Code that draws figures
○ ○ ○ ○ ○ ○ ○
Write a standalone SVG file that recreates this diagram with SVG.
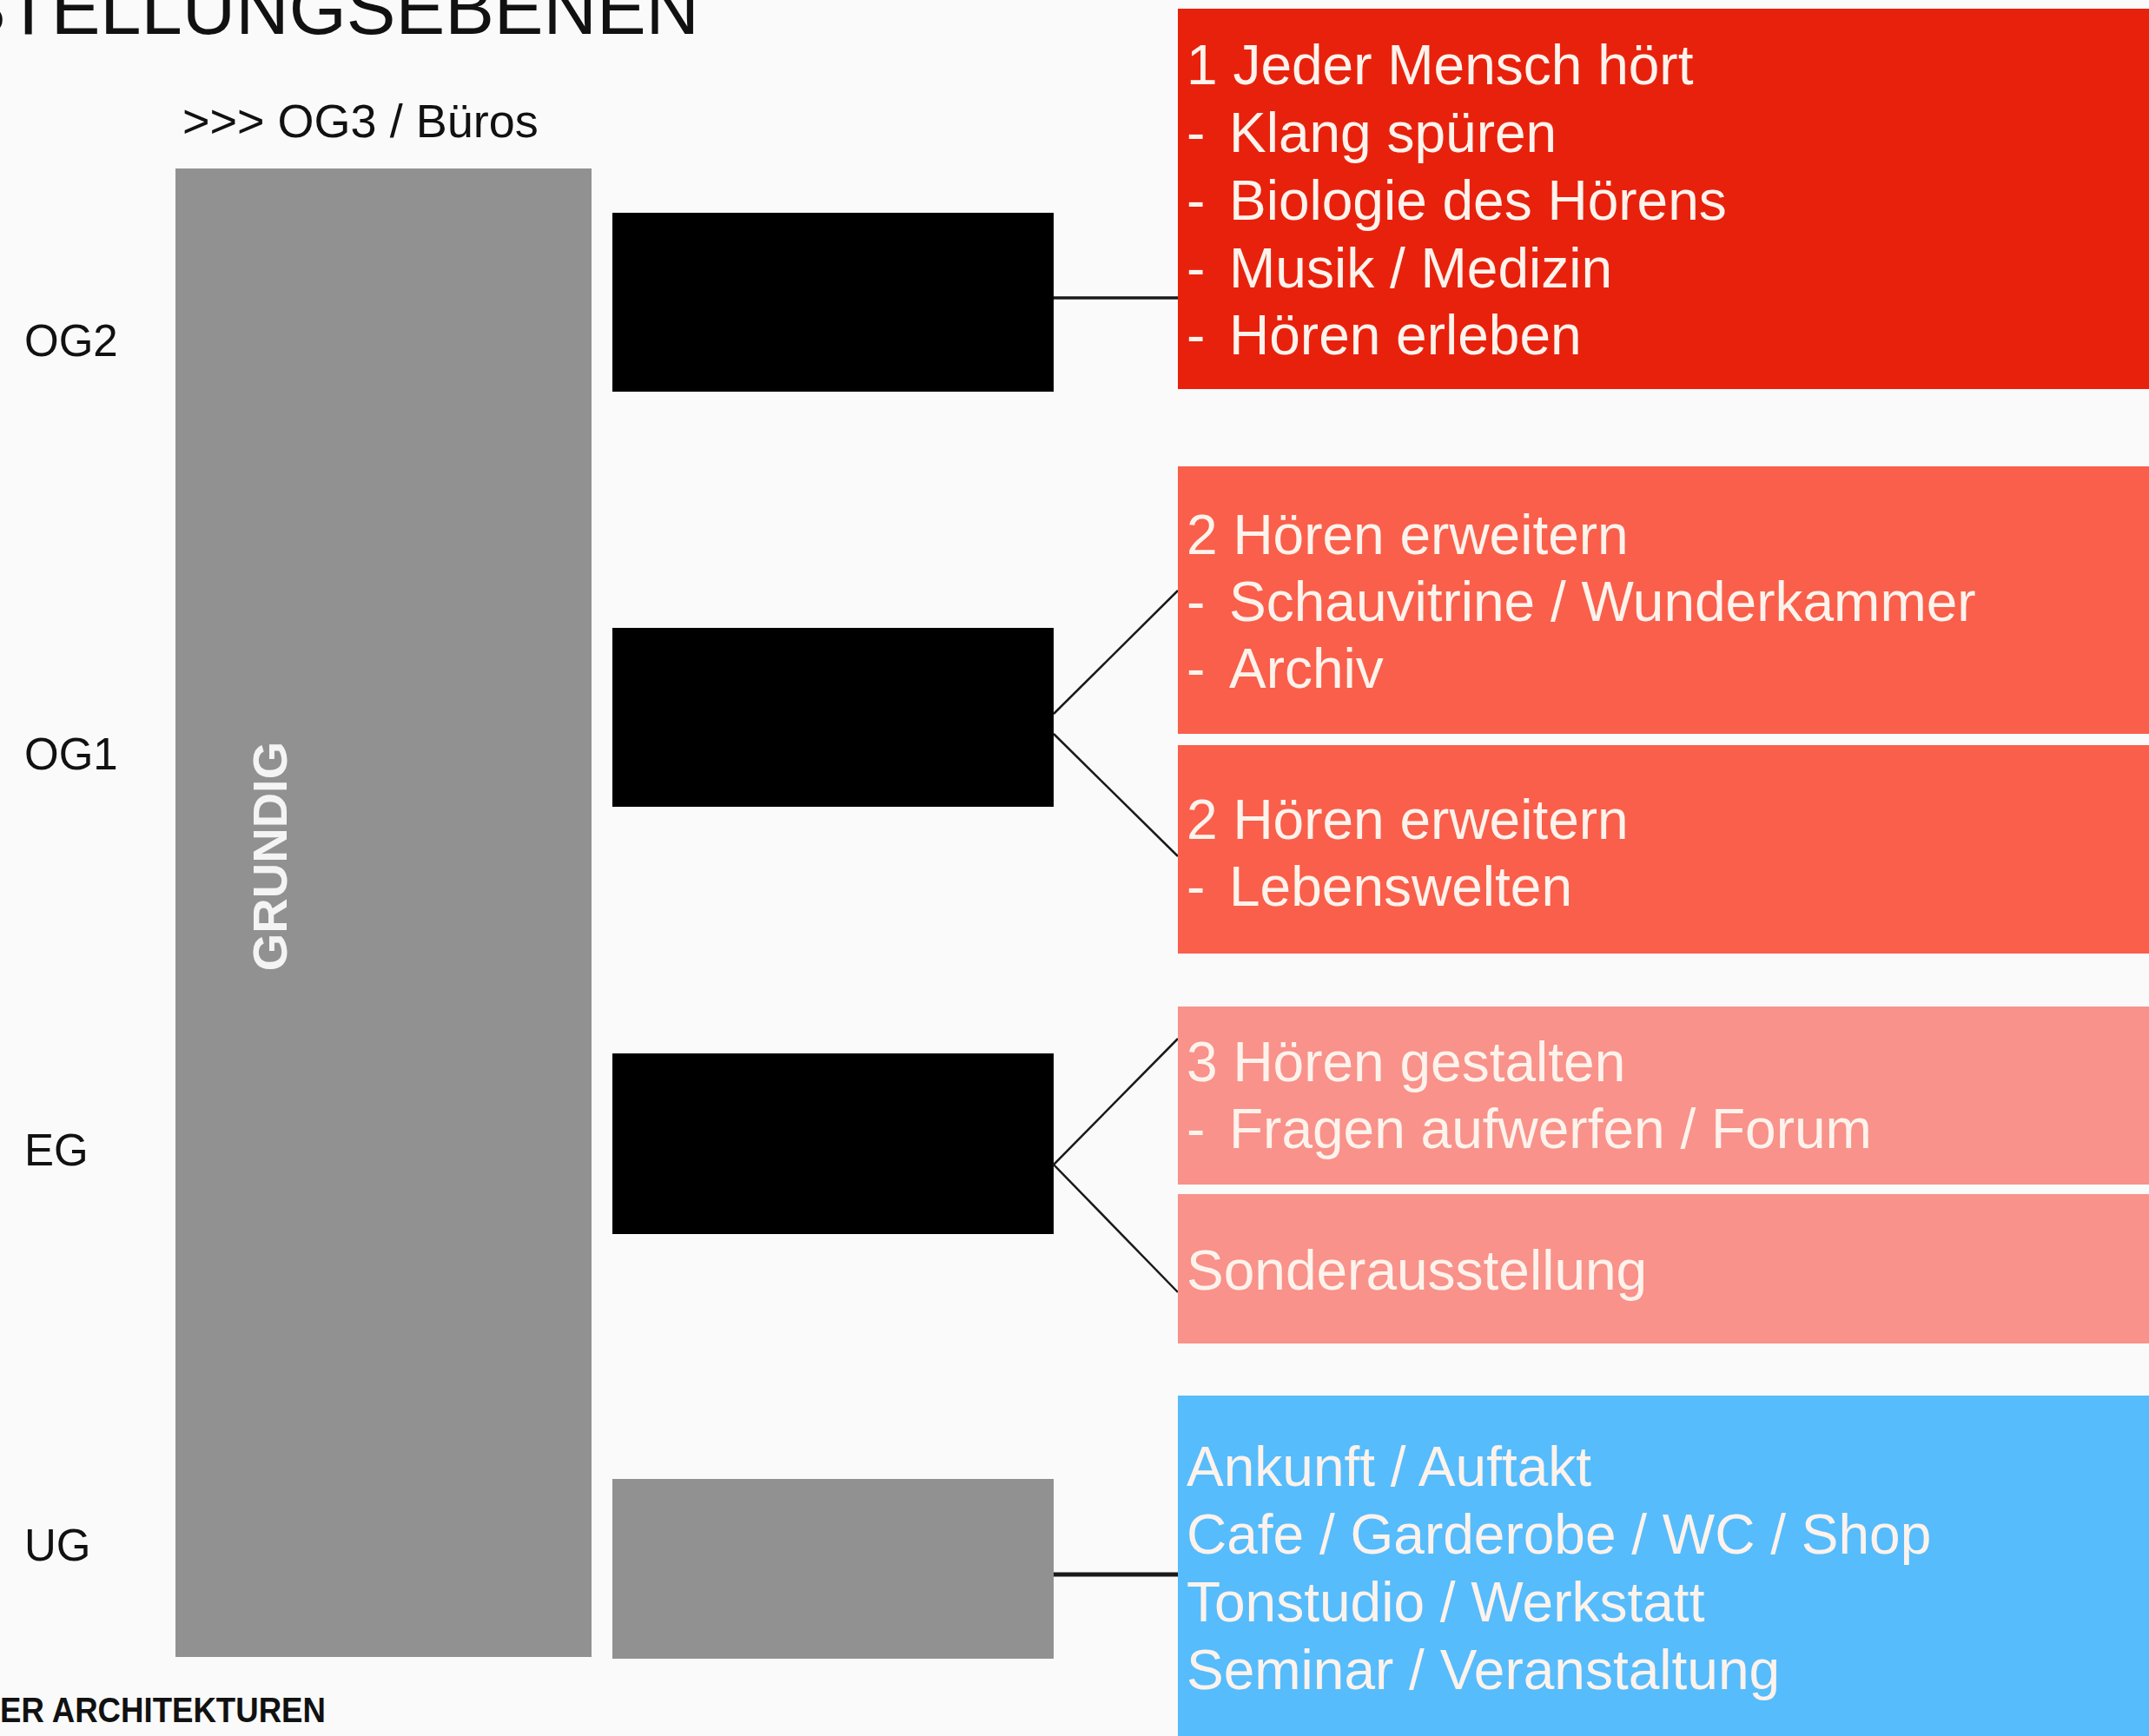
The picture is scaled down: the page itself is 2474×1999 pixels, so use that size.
<svg xmlns="http://www.w3.org/2000/svg" width="2474" height="1999" viewBox="0 0 2474 1999">
<style>
.lbl{font-family:"Liberation Sans",Arial,sans-serif;fill:#111;}
.bx{font-family:"Liberation Sans",Arial,sans-serif;font-size:64px;fill:#FDF3EC;}
.con{stroke:#1a1a1a;fill:none;}
</style>
<rect x="0" y="0" width="2474" height="1999" fill="#FAFAFA"/>
<text class="lbl" x="805" y="39" font-size="85" text-anchor="end">STELLUNGSEBENEN</text>
<text class="lbl" x="0" y="1983" font-size="40" font-weight="bold" textLength="375" lengthAdjust="spacingAndGlyphs">ER ARCHITEKTUREN</text>
<text class="lbl" x="210" y="158" font-size="54">&gt;&gt;&gt; OG3 / Büros</text>
<g id="levels">
<text class="lbl" x="28" y="410" font-size="51">OG2</text>
<text class="lbl" x="28" y="886" font-size="51">OG1</text>
<text class="lbl" x="28" y="1342" font-size="51">EG</text>
<text class="lbl" x="28" y="1797" font-size="51">UG</text>
</g>
<g id="grundig">
<rect x="202" y="194" width="479" height="1714" fill="#919191"/>
<text transform="translate(330,986) rotate(-90)" x="0" y="0" text-anchor="middle" font-family="'Liberation Sans',Arial,sans-serif" font-weight="bold" font-size="56" fill="#F4F4F4">GRUNDIG</text>
</g>
<g id="floor-og2"><rect x="705" y="245" width="508" height="206" fill="#000"/></g>
<g id="floor-og1"><rect x="705" y="723" width="508" height="206" fill="#000"/></g>
<g id="floor-eg"><rect x="705" y="1213" width="508" height="208" fill="#000"/></g>
<g id="floor-ug"><rect x="705" y="1703" width="508" height="207" fill="#919191"/></g>
<g id="connectors">
<line class="con" x1="1213" y1="343" x2="1356" y2="343" stroke-width="3.5"/>
<line class="con" x1="1213" y1="822" x2="1356" y2="680" stroke-width="2.5"/>
<line class="con" x1="1213" y1="845" x2="1356" y2="986" stroke-width="2.5"/>
<polyline class="con" points="1356,1196 1213,1341 1356,1488" stroke-width="2.5"/>
<line class="con" x1="1213" y1="1813" x2="1356" y2="1813" stroke-width="5" stroke="#333"/>
</g>
<g id="box1">
<rect x="1356" y="10" width="1118" height="438" fill="#E8210D"/>
<text class="bx" x="1366" y="97">1 Jeder Mensch hört</text>
<text class="bx" x="1366" y="175">-</text><text class="bx" x="1415" y="175">Klang spüren</text>
<text class="bx" x="1366" y="253">-</text><text class="bx" x="1415" y="253">Biologie des Hörens</text>
<text class="bx" x="1366" y="331">-</text><text class="bx" x="1415" y="331">Musik / Medizin</text>
<text class="bx" x="1366" y="408">-</text><text class="bx" x="1415" y="408">Hören erleben</text>
</g>
<g id="box2a">
<rect x="1356" y="537" width="1118" height="308" fill="#F95F4B"/>
<text class="bx" x="1366" y="638">2 Hören erweitern</text>
<text class="bx" x="1366" y="715">-</text><text class="bx" x="1415" y="715">Schauvitrine / Wunderkammer</text>
<text class="bx" x="1366" y="792">-</text><text class="bx" x="1415" y="792">Archiv</text>
</g>
<g id="box2b">
<rect x="1356" y="858" width="1118" height="240" fill="#F95F4B"/>
<text class="bx" x="1366" y="966">2 Hören erweitern</text>
<text class="bx" x="1366" y="1043">-</text><text class="bx" x="1415" y="1043">Lebenswelten</text>
</g>
<g id="box3a">
<rect x="1356" y="1159" width="1118" height="205" fill="#F8928A"/>
<text class="bx" x="1366" y="1245">3 Hören gestalten</text>
<text class="bx" x="1366" y="1322">-</text><text class="bx" x="1415" y="1322">Fragen aufwerfen / Forum</text>
</g>
<g id="box3b">
<rect x="1356" y="1375" width="1118" height="172" fill="#F8928A"/>
<text class="bx" x="1366" y="1485">Sonderausstellung</text>
</g>
<g id="box-ug">
<rect x="1356" y="1607" width="1118" height="392" fill="#56BCFC"/>
<text class="bx" x="1366" y="1711">Ankunft / Auftakt</text>
<text class="bx" x="1366" y="1789">Cafe / Garderobe / WC / Shop</text>
<text class="bx" x="1366" y="1867">Tonstudio / Werkstatt</text>
<text class="bx" x="1366" y="1945">Seminar / Veranstaltung</text>
</g>
</svg>
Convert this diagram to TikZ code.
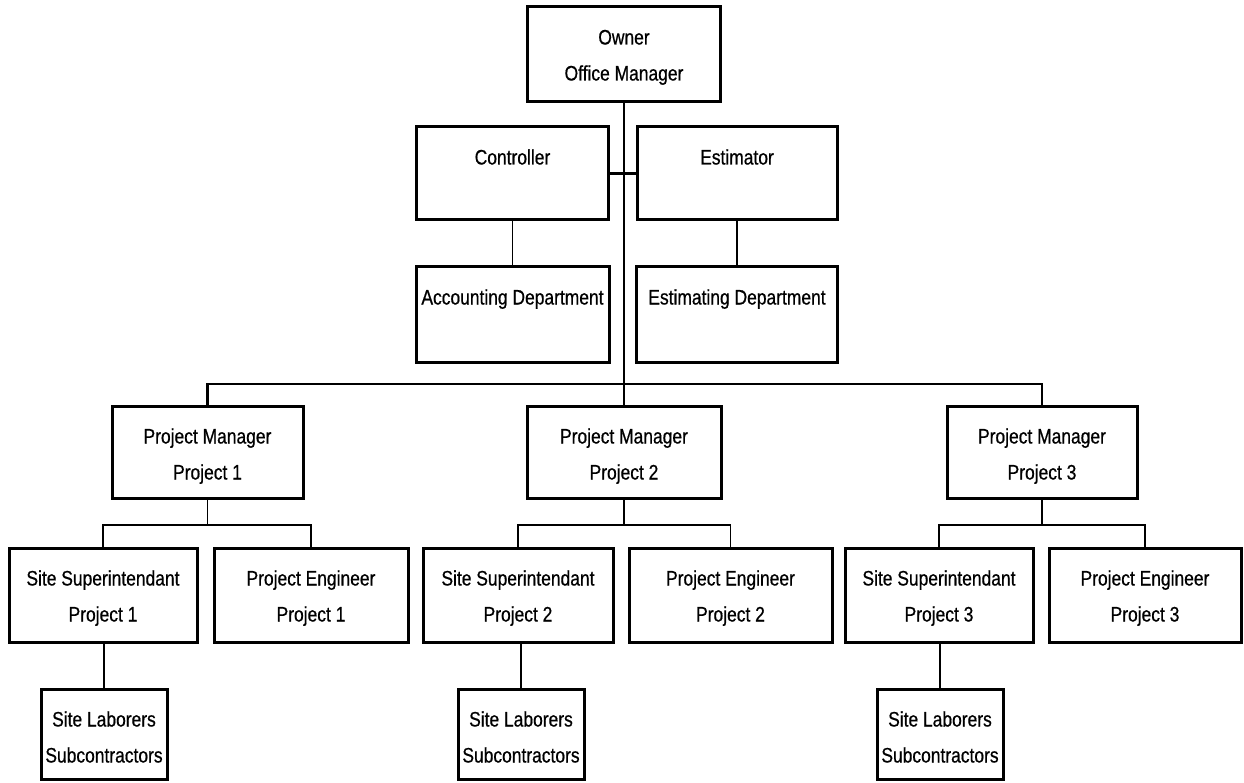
\documentclass[tikz,border=0pt]{standalone}
\usepackage{fontspec}
\setmainfont{Liberation Sans}[FakeStretch=0.83,FakeBold=0.6]
\newcommand{\bx}[3]{\parbox[c][#2pt][t]{#1pt}{\centering\fontsize{21}{36}\selectfont\rule{0pt}{37.5pt}#3}}
\tikzset{
  box/.style={draw=black, line width=3pt, inner sep=0pt, fill=white},
  conn/.style={draw=black, line width=1.8pt},
  bus/.style={draw=black, line width=2.8pt},
}
\begin{document}
\begin{tikzpicture}[x=1pt,y=-1pt]
\useasboundingbox[fill=white] (0,0) rectangle (1244,783);
\coordinate (row1) at (0,384);
\coordinate (row2) at (0,525);
\node[box] (owner) at (624,54.5) {\bx{193}{95}{Owner\\Office Manager}};
\node[box] (ctrl) at (512.5,173.5) {\bx{192}{93}{Controller}};
\node[box] (est) at (737,173.5) {\bx{200}{93}{Estimator}};
\node[box] (acc) at (512.5,314.5) {\bx{193}{95}{Accounting Department}};
\node[box] (estd) at (737,314.5) {\bx{201}{95}{Estimating Department}};
\node[box] (pm1) at (207.5,452) {\bx{191}{92}{Project Manager\\Project 1}};
\node[box] (pm2) at (624,452) {\bx{194}{92}{Project Manager\\Project 2}};
\node[box] (pm3) at (1042,452) {\bx{190}{92}{Project Manager\\Project 3}};
\node[box] (ss1) at (103,595) {\bx{188}{94}{Site Superintendant\\Project 1}};
\node[box] (pe1) at (311,595) {\bx{194}{94}{Project Engineer\\Project 1}};
\node[box] (ss2) at (518,595) {\bx{190}{94}{Site Superintendant\\Project 2}};
\node[box] (pe2) at (730.5,595) {\bx{203}{94}{Project Engineer\\Project 2}};
\node[box] (ss3) at (939,595) {\bx{188}{94}{Site Superintendant\\Project 3}};
\node[box] (pe3) at (1145,595) {\bx{192}{94}{Project Engineer\\Project 3}};
\node[box] (lab1) at (104,734) {\bx{126}{90}{Site Laborers\\Subcontractors}};
\node[box] (lab2) at (521,734) {\bx{126}{90}{Site Laborers\\Subcontractors}};
\node[box] (lab3) at (940,734) {\bx{126}{90}{Site Laborers\\Subcontractors}};
% main trunk
\draw[conn] (owner.south) -- (pm2.north);
\draw[bus] (ctrl.east) -- (est.west);
\draw[conn] (acc.north) -- (acc.north |- ctrl.south);
\draw[conn] (estd.north) -- (estd.north |- est.south);
\draw[bus] (pm1.north) -- (pm1.north |- row1) -- (pm3.north |- row1) -- (pm3.north);
% project 1
\draw[conn] (pm1.south) -- (pm1.south |- row2);
\draw[conn] (ss1.north) -- (ss1.north |- row2) -- (pe1.north |- row2) -- (pe1.north);
\draw[conn] (lab1.north) -- (lab1.north |- ss1.south);
% project 2
\draw[conn] (pm2.south) -- (pm2.south |- row2);
\draw[conn] (ss2.north) -- (ss2.north |- row2) -- (pe2.north |- row2) -- (pe2.north);
\draw[conn] (lab2.north) -- (lab2.north |- ss2.south);
% project 3
\draw[conn] (pm3.south) -- (pm3.south |- row2);
\draw[conn] (ss3.north) -- (ss3.north |- row2) -- (pe3.north |- row2) -- (pe3.north);
\draw[conn] (lab3.north) -- (lab3.north |- ss3.south);
\end{tikzpicture}
\end{document}
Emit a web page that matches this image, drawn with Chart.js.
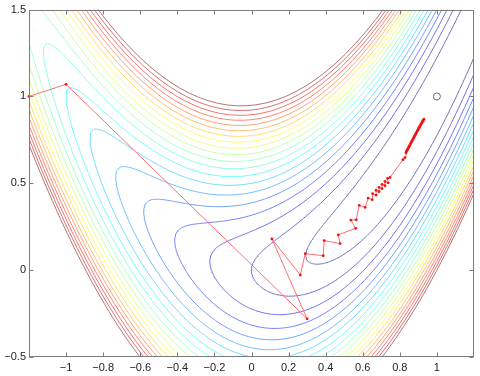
<!DOCTYPE html>
<html>
<head>
<meta charset="utf-8">
<script src="https://cdn.jsdelivr.net/npm/chart.js@4.4.1/dist/chart.umd.min.js"></script>
<style>
  html, body { margin: 0; padding: 0; background: #fff; }
  canvas { display: block; }
</style>
</head>
<body>
<canvas id="myChart" width="480" height="376"></canvas>
<script>

// contour levels of f(x,y) = (1-x)^2 + 10*(y-x^2)^2
const NIVELES = [0.5, 1, 1.5, 2, 2.5, 3, 3.5, 4, 4.5, 5, 5.5, 6, 6.5, 7, 7.5, 8, 8.5, 9, 9.5, 10]
const PESO_VALLE = 10

// descent path
const pasoX = [-1.2, -1.0, 0.30, 0.11, 0.263, 0.29, 0.387, 0.392, 0.478, 0.468, 0.562, 0.536, 0.565,
    0.581, 0.613, 0.629, 0.651, 0.653, 0.672, 0.672, 0.688, 0.688, 0.704, 0.704, 0.720, 0.720,
    0.737, 0.734, 0.747,
    0.817, 0.828, 0.833, 0.836, 0.839, 0.842, 0.845, 0.848, 0.851, 0.854, 0.857, 0.860, 0.863,
    0.866, 0.869, 0.872, 0.875, 0.878, 0.881, 0.884, 0.887, 0.890, 0.893, 0.896, 0.899, 0.902,
    0.905, 0.908, 0.911, 0.914, 0.917, 0.920, 0.923, 0.926, 0.930]
const pasoY = [1.0, 1.07, -0.28, 0.18, -0.028, 0.095, 0.083, 0.170, 0.153, 0.203, 0.241, 0.288, 0.290,
    0.373, 0.361, 0.415, 0.406, 0.440, 0.432, 0.460, 0.452, 0.477, 0.469, 0.494, 0.486, 0.511,
    0.503, 0.528, 0.534,
    0.636, 0.648, 0.676, 0.684, 0.690, 0.696, 0.700, 0.708, 0.714, 0.720, 0.726, 0.733, 0.738,
    0.745, 0.750, 0.757, 0.762, 0.769, 0.774, 0.781, 0.786, 0.793, 0.798, 0.805, 0.810, 0.817,
    0.822, 0.829, 0.834, 0.841, 0.846, 0.852, 0.857, 0.863, 0.869]

// minimum marker
const minimoX = [1]
const minimoY = [1]

const ticksX = [-1, -0.8, -0.6, -0.4, -0.2, 0, 0.2, 0.4, 0.6, 0.8, 1]
const ticksY = [-0.5, 0, 0.5, 1, 1.5]


const clamp = v => Math.max(0, Math.min(1, v))

const jet = (t, blanco) => {
    const r = clamp(1.5 - Math.abs(4 * t - 3))
    const g = clamp(1.5 - Math.abs(4 * t - 2))
    const b = clamp(1.5 - Math.abs(4 * t - 1))
    const mezcla = c => Math.round(255 * (c + (1 - c) * blanco))
    return `rgb(${mezcla(r)},${mezcla(g)},${mezcla(b)})`
}

// level set of the function, walked around its parameter
const curvaNivel = (c) => {
    let puntos = []
    for (let i = 0; i <= 360; i++) {
        const t = i * Math.PI / 180
        const x = 1 - Math.sqrt(c) * Math.cos(t)
        puntos.push({ x: x, y: x * x + Math.sqrt(c / PESO_VALLE) * Math.sin(t) })
    }
    return puntos
}

const etiqueta = v => String(Number(v.toFixed(2))).replace('-', '\u2212')

const minN = NIVELES[0], maxN = NIVELES[NIVELES.length - 1]

let datasets = [
    {
        data: minimoX.map((x, i) => ({ x: x, y: minimoY[i] })),
        showLine: false,
        pointRadius: 3.5,
        pointBorderWidth: 1,
        pointBorderColor: '#6a6a6a',
        pointBackgroundColor: 'rgba(0,0,0,0)',
        clip: false
    },
    {
        data: pasoX.map((x, i) => ({ x: x, y: pasoY[i] })),
        showLine: true,
        borderColor: 'rgb(255,110,110)',
        borderWidth: 1,
        pointRadius: 1.4,
        pointBorderWidth: 0,
        pointBackgroundColor: 'rgb(240,20,20)',
        tension: 0,
        clip: false
    }
]

NIVELES.forEach(c => {
    datasets.push({
        data: curvaNivel(c),
        showLine: true,
        borderColor: jet((c - minN) / (maxN - minN), 0.45),
        borderWidth: 1,
        pointRadius: 0,
        tension: 0,
        clip: 0
    })
})

const marco = {
    id: 'marco',
    afterDraw(chart) {
        const { ctx, chartArea: a, scales: { x, y } } = chart
        const l = Math.round(a.left) + 0.5, r = Math.round(a.right) - 0.5
        const t = Math.round(a.top) + 0.5, b = Math.round(a.bottom) - 0.5
        ctx.save()
        ctx.strokeStyle = '#7d7d7d'
        ctx.lineWidth = 1
        ctx.strokeRect(l, t, r - l, b - t)
        ctx.beginPath()
        ticksX.forEach(v => {
            const px = Math.round(x.getPixelForValue(v)) + 0.5
            ctx.moveTo(px, b); ctx.lineTo(px, b - 4)
            ctx.moveTo(px, t); ctx.lineTo(px, t + 4)
        })
        ticksY.forEach(v => {
            const py = Math.round(y.getPixelForValue(v)) + 0.5
            ctx.moveTo(l, py); ctx.lineTo(l + 4, py)
            ctx.moveTo(r, py); ctx.lineTo(r - 4, py)
        })
        ctx.stroke()
        ctx.restore()
    }
}

const fuente = { family: "'Liberation Sans', Arial, sans-serif", size: 11 }

var ctx = document.getElementById('myChart')
var myChart = new Chart(ctx, {
    type: 'scatter',
    data: { datasets: datasets },
    options: {
        responsive: false,
        animation: false,
        devicePixelRatio: 1,
        layout: { padding: { top: 5, right: 6, left: 0, bottom: 0 } },
        plugins: { legend: { display: false }, tooltip: { enabled: false } },
        scales: {
            x: {
                type: 'linear',
                min: -1.2,
                max: 1.2,
                afterBuildTicks: s => { s.ticks = ticksX.map(v => ({ value: v })) },
                afterFit: s => { s.height = 19 },
                grid: { display: false, drawTicks: false },
                border: { display: false },
                ticks: { callback: v => etiqueta(v), font: fuente, color: '#222', padding: 4, maxRotation: 0, autoSkip: false }
            },
            y: {
                type: 'linear',
                min: -0.5,
                max: 1.5,
                afterBuildTicks: s => { s.ticks = ticksY.map(v => ({ value: v })) },
                afterFit: s => { s.width = 29 },
                grid: { display: false, drawTicks: false },
                border: { display: false },
                ticks: { callback: v => etiqueta(v), font: fuente, color: '#222', padding: 3, autoSkip: false }
            }
        }
    },
    plugins: [marco]
})

</script>
</body>
</html>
○ ○ ○ ○ ○ ○ ○
In the listing above, find the line with "Emit a web page" and the line with "const clamp = v". Set down exactly those lines and everything between them, skipping pictures.

#### Response below:
Emit a web page that matches this image, drawn with Chart.js.
<!DOCTYPE html>
<html>
<head>
<meta charset="utf-8">
<script src="https://cdn.jsdelivr.net/npm/chart.js@4.4.1/dist/chart.umd.min.js"></script>
<style>
  html, body { margin: 0; padding: 0; background: #fff; }
  canvas { display: block; }
</style>
</head>
<body>
<canvas id="myChart" width="480" height="376"></canvas>
<script>

// contour levels of f(x,y) = (1-x)^2 + 10*(y-x^2)^2
const NIVELES = [0.5, 1, 1.5, 2, 2.5, 3, 3.5, 4, 4.5, 5, 5.5, 6, 6.5, 7, 7.5, 8, 8.5, 9, 9.5, 10]
const PESO_VALLE = 10

// descent path
const pasoX = [-1.2, -1.0, 0.30, 0.11, 0.263, 0.29, 0.387, 0.392, 0.478, 0.468, 0.562, 0.536, 0.565,
    0.581, 0.613, 0.629, 0.651, 0.653, 0.672, 0.672, 0.688, 0.688, 0.704, 0.704, 0.720, 0.720,
    0.737, 0.734, 0.747,
    0.817, 0.828, 0.833, 0.836, 0.839, 0.842, 0.845, 0.848, 0.851, 0.854, 0.857, 0.860, 0.863,
    0.866, 0.869, 0.872, 0.875, 0.878, 0.881, 0.884, 0.887, 0.890, 0.893, 0.896, 0.899, 0.902,
    0.905, 0.908, 0.911, 0.914, 0.917, 0.920, 0.923, 0.926, 0.930]
const pasoY = [1.0, 1.07, -0.28, 0.18, -0.028, 0.095, 0.083, 0.170, 0.153, 0.203, 0.241, 0.288, 0.290,
    0.373, 0.361, 0.415, 0.406, 0.440, 0.432, 0.460, 0.452, 0.477, 0.469, 0.494, 0.486, 0.511,
    0.503, 0.528, 0.534,
    0.636, 0.648, 0.676, 0.684, 0.690, 0.696, 0.700, 0.708, 0.714, 0.720, 0.726, 0.733, 0.738,
    0.745, 0.750, 0.757, 0.762, 0.769, 0.774, 0.781, 0.786, 0.793, 0.798, 0.805, 0.810, 0.817,
    0.822, 0.829, 0.834, 0.841, 0.846, 0.852, 0.857, 0.863, 0.869]

// minimum marker
const minimoX = [1]
const minimoY = [1]

const ticksX = [-1, -0.8, -0.6, -0.4, -0.2, 0, 0.2, 0.4, 0.6, 0.8, 1]
const ticksY = [-0.5, 0, 0.5, 1, 1.5]


const clamp = v => Math.max(0, Math.min(1, v))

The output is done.